ABACUS Case Law Citation
ABCAUS 3376 (2020) (08) ITAT
Important case law relied upon by the parties:
Krishan Kumar Modi versus ACIT 180 DTR (Delhi) Trib. 274.
Mrs Nawaz Singhania
Raj Kumar B Agrawal Vs DCIT 176 DTR (Pune) Trib 273
Ashok Chaddha vs ITO (2012) 69 DTR (DEL) 8
In the instant case, the assessee had challenged the order passed by the CIT(A) in sustaining addition u/s 69A r/w Section 115BBE of the Income Tax Act, 1961 (the Act) on account of jewellery found during search.
The assessee was an individual. During the relevant assessement year, she was subjected to search proceedings under section 132A of the Act.
During the course of search proceedings, certain jewelry was found from the premises of the assessee and out of which part of the jewelry was seized by the Income-tax Department.
The assessee submitted that net weight of 947.074 gms of the jewelry found in present search was lower than the jewelry found during the earlier search conducted nine years before.
But, according to the Assessing Officer, the assessee failed to reconcile items of jewellery found in the present search with the list of the jewellery found in the earlier search and therefore he held the part of the jewellery seized during search, as unexplained jewelry u/s 69A of the Act read with section 115BBE of the Act.

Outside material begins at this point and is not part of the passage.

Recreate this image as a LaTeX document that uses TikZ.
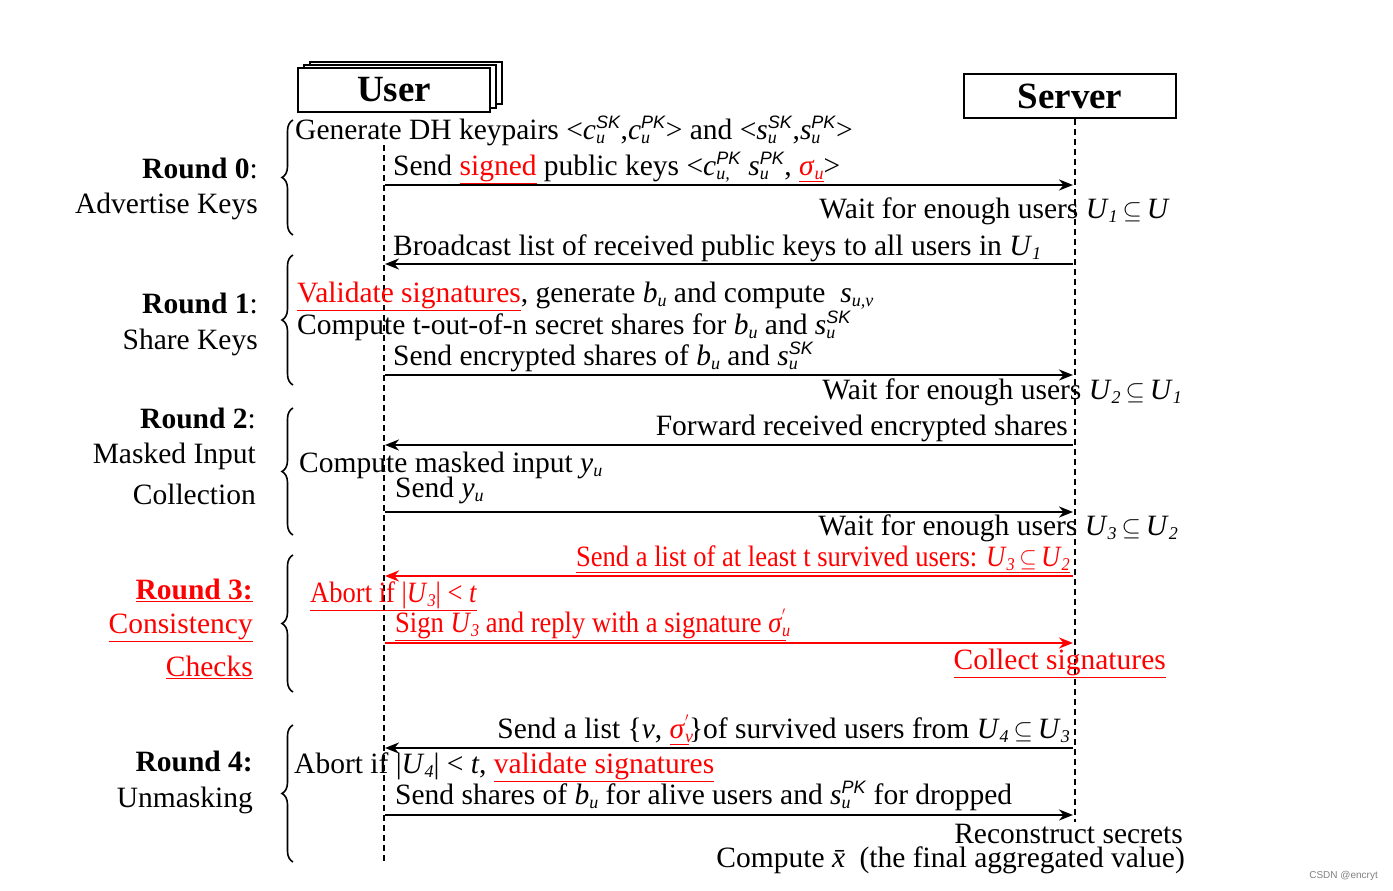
\documentclass[tikz,border=0pt]{standalone}
\usepackage{fontspec}
\setmainfont{Liberation Serif}
\setsansfont{Liberation Sans}
\usetikzlibrary{decorations.pathreplacing,arrows.meta}
\newcommand{\ru}[1]{\textcolor{red}{\underline{#1}}}
\newcommand{\sub}[1]{\raisebox{-0.15em}{\fontsize{18}{18}\selectfont\textit{#1}}}
\newcommand{\supsub}[3]{\textit{#1}\rlap{\raisebox{-0.15em}{\fontsize{18}{18}\selectfont\textit{#2}}}{\raisebox{0.35em}{\fontsize{18}{18}\selectfont\textsf{\textit{#3}}}}}
\newcommand{\U}[1]{\textit{U}\sub{#1}}
\newcommand{\sse}{\,$\subseteq$\,}
\begin{document}
\begin{tikzpicture}[x=1pt,y=-1pt,
  txt/.style={inner sep=0pt,font=\fontsize{29.5}{31}\selectfont},
  lbl/.style={txt,anchor=east,align=right},
  life/.style={dash pattern=on 6pt off 4pt,line width=1.5pt},
  msg/.style={line width=2.8pt,-{Stealth[length=14pt,width=11pt]}},
  br/.style={decorate,decoration={brace,mirror,amplitude=11pt},line width=1.6pt}]
\useasboundingbox (0,0) rectangle (1393,891);
% boxes
\draw[line width=1.5pt,fill=white] (310,62) rectangle (502,104);
\draw[line width=1.5pt,fill=white] (304,65) rectangle (496,108);
\node[draw,line width=1.5pt,fill=white,minimum width=192pt,minimum height=44pt,font=\fontsize{37}{38}\selectfont\bfseries] (user) at (394,90) {User};
\node[draw,line width=1.5pt,minimum width=212pt,minimum height=44pt,font=\fontsize{37}{38}\selectfont\bfseries] (server) at (1070,96) {Server};
\coordinate (ut) at (384,145); \coordinate (ub) at (384,862);
\coordinate (st) at (1075,118); \coordinate (sb) at (1075,822);
\draw[life] (ut) -- (ub);
\draw[life] (server.south -| st) -- (sb);
% arrows
\foreach \y/\c in {185/black,375/black,512/black,643/red,815/black}{
  \coordinate (a\y) at (385,\y); \coordinate (b\y) at (1073,\y);
  \draw[msg,draw=\c] (a\y) -- (b\y);
}
\foreach \y/\c in {264/black,445/black,576/red,748/black}{
  \coordinate (a\y) at (385,\y); \coordinate (b\y) at (1073,\y);
  \draw[msg,draw=\c] (b\y) -- (a\y);
}
% braces
\foreach \t/\b in {120/235,255/385,408/535,555/692,725/862}{
  \coordinate (bt\t) at (293,\t); \coordinate (bb\t) at (293,\b);
  \draw[br] (bt\t) -- (bb\t);
}
% left labels
\node[lbl] (r0) at (258,168) {\textbf{Round 0}:};
\node[lbl] (r0b) at (258,206) {Advertise Keys};
\node[lbl] (r1) at (258,303) {\textbf{Round 1}:};
\node[lbl] (r1b) at (258,342) {Share Keys};
\node[lbl] (r2) at (256,418) {\textbf{Round 2}:};
\node[lbl] (r2b) at (256,456) {Masked Input};
\node[lbl] (r2c) at (256,494) {Collection};
\node[lbl] (r3) at (253,590) {\ru{\textbf{Round 3:}}};
\node[lbl] (r3b) at (253,628) {\ru{Consistency}};
\node[lbl] (r3c) at (253,667) {\ru{Checks}};
\node[lbl] (r4) at (253,761) {\textbf{Round 4:}};
\node[lbl] (r4b) at (253,800) {Unmasking};
% texts
\node[txt,anchor=west] (t1) at (295,131) {Generate DH keypairs <\supsub{c}{u}{SK},\supsub{c}{u}{PK}> and <\supsub{s}{u}{SK},\supsub{s}{u}{PK}>};
\node[txt,anchor=west] (t2) at (393,168) {Send \ru{signed} public keys <\supsub{c}{u,}{PK} \supsub{s}{u}{PK}, \ru{\textit{σ}\sub{u}}>};
\node[txt,anchor=east] (t3) at (1170,211) {Wait for enough users \U{1}\sse\textit{U}};
\node[txt,anchor=west] (t4) at (393,248) {Broadcast list of received public keys to all users in \U{1}};
\node[txt,anchor=west] (t5) at (297,296) {\ru{Validate signatures}, generate \textit{b}\sub{u} and compute \ \textit{s}\sub{u,v}};
\node[txt,anchor=west] (t6) at (297,326) {Compute t-out-of-n secret shares for \textit{b}\sub{u} and \supsub{s}{u}{SK}};
\node[txt,anchor=west] (t7) at (393,357) {Send encrypted shares of \textit{b}\sub{u} and \supsub{s}{u}{SK}};
\node[txt,anchor=east] (t8) at (1182,392) {Wait for enough users \U{2}\sse\U{1}};
\node[txt,anchor=east] (t9) at (1068,428) {Forward received encrypted shares};
\node[txt,anchor=west] (t10) at (299,465) {Compute masked input \textit{y}\sub{u}};
\node[txt,anchor=west] (t11) at (395,490) {Send \textit{y}\sub{u}};
\node[txt,anchor=east] (t12) at (1178,528) {Wait for enough users \U{3}\sse\U{2}};
\node[txt,anchor=east,red] (t13) at (1070,559) {\ru{\scalebox{0.9}[1]{Send a list of at least t survived users: \U{3}\sse\U{2}}}};
\node[txt,anchor=west,red] (t14) at (310,596) {\ru{\scalebox{0.9}[1]{Abort if |\U{3}| < \textit{t}}}};
\node[txt,anchor=west,red] (t15) at (395,625) {\ru{\scalebox{0.9}[1]{Sign \U{3} and reply with a signature \textit{σ}\supsub{}{u}{$'$}}}};
\node[txt,anchor=east,red] (t16) at (1166,663) {\ru{Collect signatures}};
\node[txt,anchor=east] (t17) at (1070,730) {Send a list \{\textit{v}, \ru{\textit{σ}\supsub{}{v}{$'$}}\}of survived users from \U{4}\sse\U{3}};
\node[txt,anchor=west] (t18) at (294,767) {Abort if |\U{4}| < \textit{t}, \ru{validate signatures}};
\node[txt,anchor=west] (t19) at (395,796) {Send shares of \textit{b}\sub{u} for alive users and \supsub{s}{u}{PK} for dropped};
\node[txt,anchor=east] (t20) at (1183,834) {Reconstruct secrets};
\node[txt,anchor=east] (t21) at (1185,860) {Compute \textit{x̄} (the final aggregated value)};
\node[anchor=east,inner sep=0pt,font=\fontsize{10}{10}\sffamily,gray] (wm) at (1378,876) {CSDN @encryt};
\end{tikzpicture}
\end{document}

Aggrieved, the assessee filed appeal before the CIT(A) and reiterated the submission that weight of the jewellery found in present search being less than the weight of the jewellery found in the earlier search & therefore, the jewelry found in the current search stood explained.
However, the CIT(A) following CBDT Instruction No. 1961 dated 11/05/1994 allowed credit of total jewellery of 500 gms in the hands of the assessee as explained and balance jewellery was upheld as unexplained.

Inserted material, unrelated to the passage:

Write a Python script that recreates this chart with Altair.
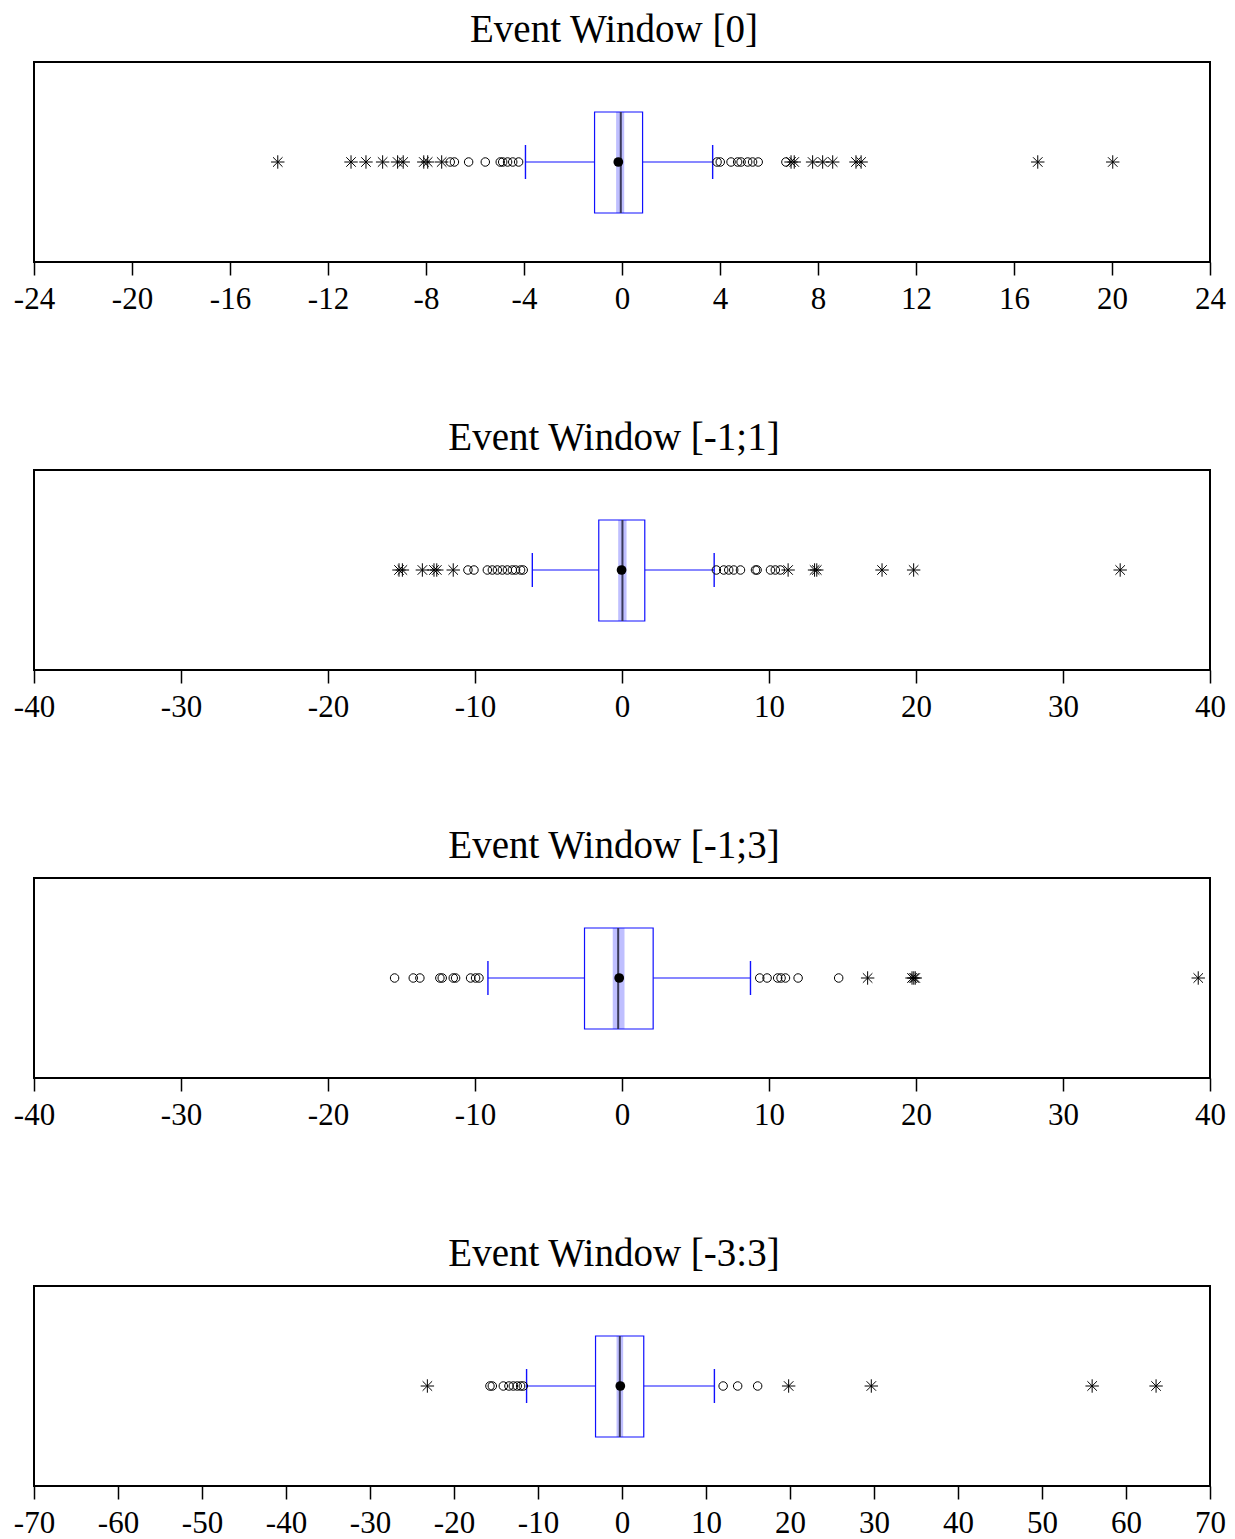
import altair as alt
import pandas as pd

# ---------------- data ----------------
TITLES = ["Event Window [0]", "Event Window [-1;1]", "Event Window [-1;3]", "Event Window [-3:3]"]
DOMAINS = [(-24, 24), (-40, 40), (-40, 40), (-70, 70)]
TICKS = [list(range(-24, 25, 4)), list(range(-40, 41, 10)),
         list(range(-40, 41, 10)), list(range(-70, 71, 10))]

Q1 = [-1.12, -1.58, -2.55, -3.15]
MEDIAN = [-0.05, 0.03, -0.26, -0.26]
Q3 = [0.84, 1.55, 2.12, 2.59]
WHISK_LO = [-3.94, -6.10, -9.12, -11.36]
WHISK_HI = [3.70, 6.27, 8.74, 11.00]
MEAN = [-0.15, -0.03, -0.19, -0.20]
CI_LO = [-0.24, -0.26, -0.63, -0.65]
CI_HI = [0.09, 0.31, 0.17, 0.14]

MILD_0 = [-7.01, -6.84, -6.26, -5.58, -4.97, -4.87, -4.67, -4.46, -4.22,
          3.88, 4.01, 4.45, 4.72, 4.86, 5.13, 5.33, 5.56, 6.69]
EXTREME_0 = [-14.05, -11.06, -10.45, -9.77, -9.16, -8.93, -8.09, -7.93, -7.36,
             6.90, 7.03, 7.78, 8.19, 8.60, 9.55, 9.76, 16.97, 20.03]

MILD_1 = [-10.48, -10.07, -9.16, -8.82, -8.48, -8.14, -7.80, -7.46, -7.24, -6.90, -6.72,
          6.42, 6.92, 7.26, 7.60, 8.06, 9.08, 9.19, 10.10, 10.43, 10.77]
EXTREME_1 = [-15.17, -14.94, -13.58, -12.79, -12.60, -11.48,
             11.30, 13.10, 13.25, 17.69, 19.84, 33.89]

MILD_2 = [-15.47, -14.20, -13.75, -12.39, -12.23, -11.48, -11.32, -10.30, -9.96, -9.73,
          9.37, 9.87, 10.59, 10.82, 11.12, 11.98, 14.74]
EXTREME_2 = [16.71, 19.73, 19.85, 19.95, 39.20]

MILD_3 = [-15.72, -15.44, -14.13, -13.46, -12.94, -12.47, -12.07, -11.75,
          12.04, 13.77, 16.15]
EXTREME_3 = [-23.17, 19.84, 29.68, 55.97, 63.58]

MILD = [MILD_0, MILD_1, MILD_2, MILD_3]
EXTREME = [EXTREME_0, EXTREME_1, EXTREME_2, EXTREME_3]

# ---------------- styling ----------------
SERIF = "Liberation Serif"
BLUE = "#1010ff"
STAR = "M-1,0L1,0M0,-1L0,1M-0.71,-0.71L0.71,0.71M-0.71,0.71L0.71,-0.71"
YS = alt.Scale(domain=[0, 1])


def ydatum(v):
    return alt.YDatum(v, scale=YS, axis=None)


def panel(i):
    xs = alt.Scale(domain=list(DOMAINS[i]), nice=False, zero=False)
    xaxis = alt.Axis(values=TICKS[i], title=None, labelExpr="'' + datum.value")

    stats = pd.DataFrame({"q1": [Q1[i]], "med": [MEDIAN[i]], "q3": [Q3[i]],
                          "lo": [WHISK_LO[i]], "hi": [WHISK_HI[i]],
                          "mean": [MEAN[i]], "cl": [CI_LO[i]], "ch": [CI_HI[i]]})
    whisk = pd.DataFrame({"a": [WHISK_LO[i], Q3[i]], "b": [Q1[i], WHISK_HI[i]]})
    caps = pd.DataFrame({"v": [WHISK_LO[i], WHISK_HI[i]]})
    mild = pd.DataFrame({"v": MILD[i]})
    extreme = pd.DataFrame({"v": EXTREME[i]})

    w = alt.Chart(whisk).mark_rule(color=BLUE, strokeWidth=1.2).encode(
        x=alt.X("a:Q", scale=xs, axis=xaxis), x2="b:Q", y=ydatum(0.5))
    c = alt.Chart(caps).mark_rule(color=BLUE, strokeWidth=1.4).encode(
        x=alt.X("v:Q", scale=xs, axis=xaxis), y=ydatum(0.415), y2=alt.Y2Datum(0.585))
    box = alt.Chart(stats).mark_rect(fill="white", stroke=BLUE, strokeWidth=1.2).encode(
        x=alt.X("q1:Q", scale=xs, axis=xaxis), x2="q3:Q", y=ydatum(0.245), y2=alt.Y2Datum(0.75))
    band = alt.Chart(stats).mark_rect(fill="#0000ff", opacity=0.25).encode(
        x=alt.X("cl:Q", scale=xs, axis=xaxis), x2="ch:Q", y=ydatum(0.245), y2=alt.Y2Datum(0.75))
    med = alt.Chart(stats).mark_rule(color="#3a3a5a", strokeWidth=2).encode(
        x=alt.X("med:Q", scale=xs, axis=xaxis), y=ydatum(0.245), y2=alt.Y2Datum(0.75))
    mean = alt.Chart(stats).mark_point(shape="circle", filled=True, color="black",
                                       size=95, opacity=1).encode(
        x=alt.X("mean:Q", scale=xs, axis=xaxis), y=ydatum(0.5))
    circ = alt.Chart(mild).mark_point(shape="circle", filled=False, color="black",
                                      size=72, strokeWidth=1, opacity=1).encode(
        x=alt.X("v:Q", scale=xs, axis=xaxis), y=ydatum(0.5))
    stars = alt.Chart(extreme).mark_point(shape=STAR, filled=False, color="black",
                                          size=180, strokeWidth=1, opacity=1).encode(
        x=alt.X("v:Q", scale=xs, axis=xaxis), y=ydatum(0.5))

    return alt.layer(w, c, box, band, med, circ, stars, mean).properties(
        width=1176, height=200,
        title=alt.TitleParams(TITLES[i], font=SERIF, fontSize=39, fontWeight="normal",
                              color="black", anchor="middle", baseline="bottom",
                              offset=-27, dx=-8))


chart = alt.vconcat(*[panel(i) for i in range(4)], spacing=103).properties(
    padding={"left": 4, "top": 2, "right": 0, "bottom": 0}
).configure_view(stroke="black", strokeWidth=2).configure_axis(
    domain=False, grid=False, ticks=True, tickColor="black", tickSize=13, tickWidth=1.5,
    labelFont=SERIF, labelFontSize=31, labelColor="black", labelPadding=9,
    labelFlush=False, labelOverlap=False
)

chart.save("out.html", embed_options={"renderer": "svg", "actions": False})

The Tribunal noted that the Coordinate Bench had deleted the addition of unexplained jewellery on account of the jewellery declared in the wealth tax returns of the assessee in his family members was higher in weight as compared to the jewelry found during the course of the search.
In another case, the gross weight of the jewellery disclosed in the regular wealth tax returns was in excess of the gross weight of the jewelry found in the course of the search and the Tribunal held that no addition was permissible merely because there was frequent remaking of the old jewellery into new designs.
Further, in yet another case, the Tribunal had concluded that so long as the total weight of the gold jewellery found at the time of the search matches with the earlier declaration made by the assessee in wealth tax returns and VDIS declaration the addition cannot be made simply on the ground that description of the items in the list declared under wealth tax returns/VDIS is different from those actually found.
The Tribunal observed that the assessee had filed a copy of the valuation report prepared during the course of the earlier search which was a document of the Department having evidential value akin to a copy wealth tax return or VDIS declaration.
The Tribunal rejected the contention of the Revenue that slight mismatch in the name of the jewelry articles, should not be allowed just because the jewellery weight found during earlier search was not supported by wealth tax returns as the the wealth of the assessee was less than the threshold and therefore the assessee did not file the wealth tax return.
The Tribunal observed that it was undisputed that the total weight of the jewelry found and seized during the course of the earlier search was more than the jewelry found during the current search.
Accordingly, following the decision of the Tribunal it was held that no addition of unexplained jewellery u/s 69A of the Act was warranted just due to minor mismatch in the items of the jewellery found in the current searchand the jewellery found during the earlier search.